Repeat the whole listing below, word for word.

Plotting code records:
____________________

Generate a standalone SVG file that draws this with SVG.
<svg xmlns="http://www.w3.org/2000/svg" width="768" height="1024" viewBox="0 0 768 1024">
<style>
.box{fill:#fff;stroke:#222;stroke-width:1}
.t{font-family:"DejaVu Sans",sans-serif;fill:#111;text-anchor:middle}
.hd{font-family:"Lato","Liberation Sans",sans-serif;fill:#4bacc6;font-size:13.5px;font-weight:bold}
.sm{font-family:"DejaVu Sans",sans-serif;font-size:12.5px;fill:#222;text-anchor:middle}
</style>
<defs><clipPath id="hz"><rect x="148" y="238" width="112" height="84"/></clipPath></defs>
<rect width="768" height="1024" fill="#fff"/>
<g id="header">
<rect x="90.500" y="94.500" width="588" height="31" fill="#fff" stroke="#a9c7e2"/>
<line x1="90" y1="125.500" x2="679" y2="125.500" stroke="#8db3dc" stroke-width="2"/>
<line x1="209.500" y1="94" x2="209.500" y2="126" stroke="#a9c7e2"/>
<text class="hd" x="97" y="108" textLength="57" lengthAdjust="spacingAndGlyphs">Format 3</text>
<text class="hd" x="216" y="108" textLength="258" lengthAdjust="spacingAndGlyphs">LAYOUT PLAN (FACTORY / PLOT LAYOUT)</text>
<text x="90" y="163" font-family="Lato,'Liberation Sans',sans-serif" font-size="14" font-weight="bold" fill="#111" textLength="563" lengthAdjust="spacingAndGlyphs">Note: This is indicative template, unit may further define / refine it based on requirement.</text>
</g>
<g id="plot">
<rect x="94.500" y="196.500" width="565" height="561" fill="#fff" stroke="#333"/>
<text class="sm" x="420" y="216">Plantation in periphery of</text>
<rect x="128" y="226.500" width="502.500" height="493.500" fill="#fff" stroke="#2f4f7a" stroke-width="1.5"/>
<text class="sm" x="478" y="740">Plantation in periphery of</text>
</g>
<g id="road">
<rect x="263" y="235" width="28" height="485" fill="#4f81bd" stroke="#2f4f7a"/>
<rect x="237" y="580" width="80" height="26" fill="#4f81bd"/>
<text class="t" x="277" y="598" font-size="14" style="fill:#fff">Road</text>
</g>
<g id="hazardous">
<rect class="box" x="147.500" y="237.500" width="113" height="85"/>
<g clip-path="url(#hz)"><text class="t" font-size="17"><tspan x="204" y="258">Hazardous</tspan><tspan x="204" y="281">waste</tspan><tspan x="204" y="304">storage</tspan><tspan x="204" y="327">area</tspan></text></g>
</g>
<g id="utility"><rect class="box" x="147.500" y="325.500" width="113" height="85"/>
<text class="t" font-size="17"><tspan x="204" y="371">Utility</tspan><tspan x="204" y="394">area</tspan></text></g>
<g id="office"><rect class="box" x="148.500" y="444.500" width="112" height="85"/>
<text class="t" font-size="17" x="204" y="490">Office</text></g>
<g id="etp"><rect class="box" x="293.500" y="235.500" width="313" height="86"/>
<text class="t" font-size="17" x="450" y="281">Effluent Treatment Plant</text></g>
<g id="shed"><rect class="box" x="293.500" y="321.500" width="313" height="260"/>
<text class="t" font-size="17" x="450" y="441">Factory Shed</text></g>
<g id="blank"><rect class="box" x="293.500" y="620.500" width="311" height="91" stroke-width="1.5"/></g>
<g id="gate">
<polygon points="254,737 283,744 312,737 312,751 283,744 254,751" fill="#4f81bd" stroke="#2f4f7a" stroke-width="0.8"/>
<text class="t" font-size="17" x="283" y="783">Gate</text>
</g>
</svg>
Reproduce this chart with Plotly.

____________________

**Solution below:**
Generate a standalone SVG file that draws this with SVG.
<svg xmlns="http://www.w3.org/2000/svg" width="768" height="1024" viewBox="0 0 768 1024">
<style>
.box{fill:#fff;stroke:#222;stroke-width:1}
.t{font-family:"DejaVu Sans",sans-serif;fill:#111;text-anchor:middle}
.hd{font-family:"Lato","Liberation Sans",sans-serif;fill:#4bacc6;font-size:13.5px;font-weight:bold}
.sm{font-family:"DejaVu Sans",sans-serif;font-size:12.5px;fill:#222;text-anchor:middle}
</style>
<defs><clipPath id="hz"><rect x="148" y="238" width="112" height="84"/></clipPath></defs>
<rect width="768" height="1024" fill="#fff"/>
<g id="header">
<rect x="90.500" y="94.500" width="588" height="31" fill="#fff" stroke="#a9c7e2"/>
<line x1="90" y1="125.500" x2="679" y2="125.500" stroke="#8db3dc" stroke-width="2"/>
<line x1="209.500" y1="94" x2="209.500" y2="126" stroke="#a9c7e2"/>
<text class="hd" x="97" y="108" textLength="57" lengthAdjust="spacingAndGlyphs">Format 3</text>
<text class="hd" x="216" y="108" textLength="258" lengthAdjust="spacingAndGlyphs">LAYOUT PLAN (FACTORY / PLOT LAYOUT)</text>
<text x="90" y="163" font-family="Lato,'Liberation Sans',sans-serif" font-size="14" font-weight="bold" fill="#111" textLength="563" lengthAdjust="spacingAndGlyphs">Note: This is indicative template, unit may further define / refine it based on requirement.</text>
</g>
<g id="plot">
<rect x="94.500" y="196.500" width="565" height="561" fill="#fff" stroke="#333"/>
<text class="sm" x="420" y="216">Plantation in periphery of</text>
<rect x="128" y="226.500" width="502.500" height="493.500" fill="#fff" stroke="#2f4f7a" stroke-width="1.5"/>
<text class="sm" x="478" y="740">Plantation in periphery of</text>
</g>
<g id="road">
<rect x="263" y="235" width="28" height="485" fill="#4f81bd" stroke="#2f4f7a"/>
<rect x="237" y="580" width="80" height="26" fill="#4f81bd"/>
<text class="t" x="277" y="598" font-size="14" style="fill:#fff">Road</text>
</g>
<g id="hazardous">
<rect class="box" x="147.500" y="237.500" width="113" height="85"/>
<g clip-path="url(#hz)"><text class="t" font-size="17"><tspan x="204" y="258">Hazardous</tspan><tspan x="204" y="281">waste</tspan><tspan x="204" y="304">storage</tspan><tspan x="204" y="327">area</tspan></text></g>
</g>
<g id="utility"><rect class="box" x="147.500" y="325.500" width="113" height="85"/>
<text class="t" font-size="17"><tspan x="204" y="371">Utility</tspan><tspan x="204" y="394">area</tspan></text></g>
<g id="office"><rect class="box" x="148.500" y="444.500" width="112" height="85"/>
<text class="t" font-size="17" x="204" y="490">Office</text></g>
<g id="etp"><rect class="box" x="293.500" y="235.500" width="313" height="86"/>
<text class="t" font-size="17" x="450" y="281">Effluent Treatment Plant</text></g>
<g id="shed"><rect class="box" x="293.500" y="321.500" width="313" height="260"/>
<text class="t" font-size="17" x="450" y="441">Factory Shed</text></g>
<g id="blank"><rect class="box" x="293.500" y="620.500" width="311" height="91" stroke-width="1.5"/></g>
<g id="gate">
<polygon points="254,737 283,744 312,737 312,751 283,744 254,751" fill="#4f81bd" stroke="#2f4f7a" stroke-width="0.8"/>
<text class="t" font-size="17" x="283" y="783">Gate</text>
</g>
</svg>
Reproduce this chart with Plotly.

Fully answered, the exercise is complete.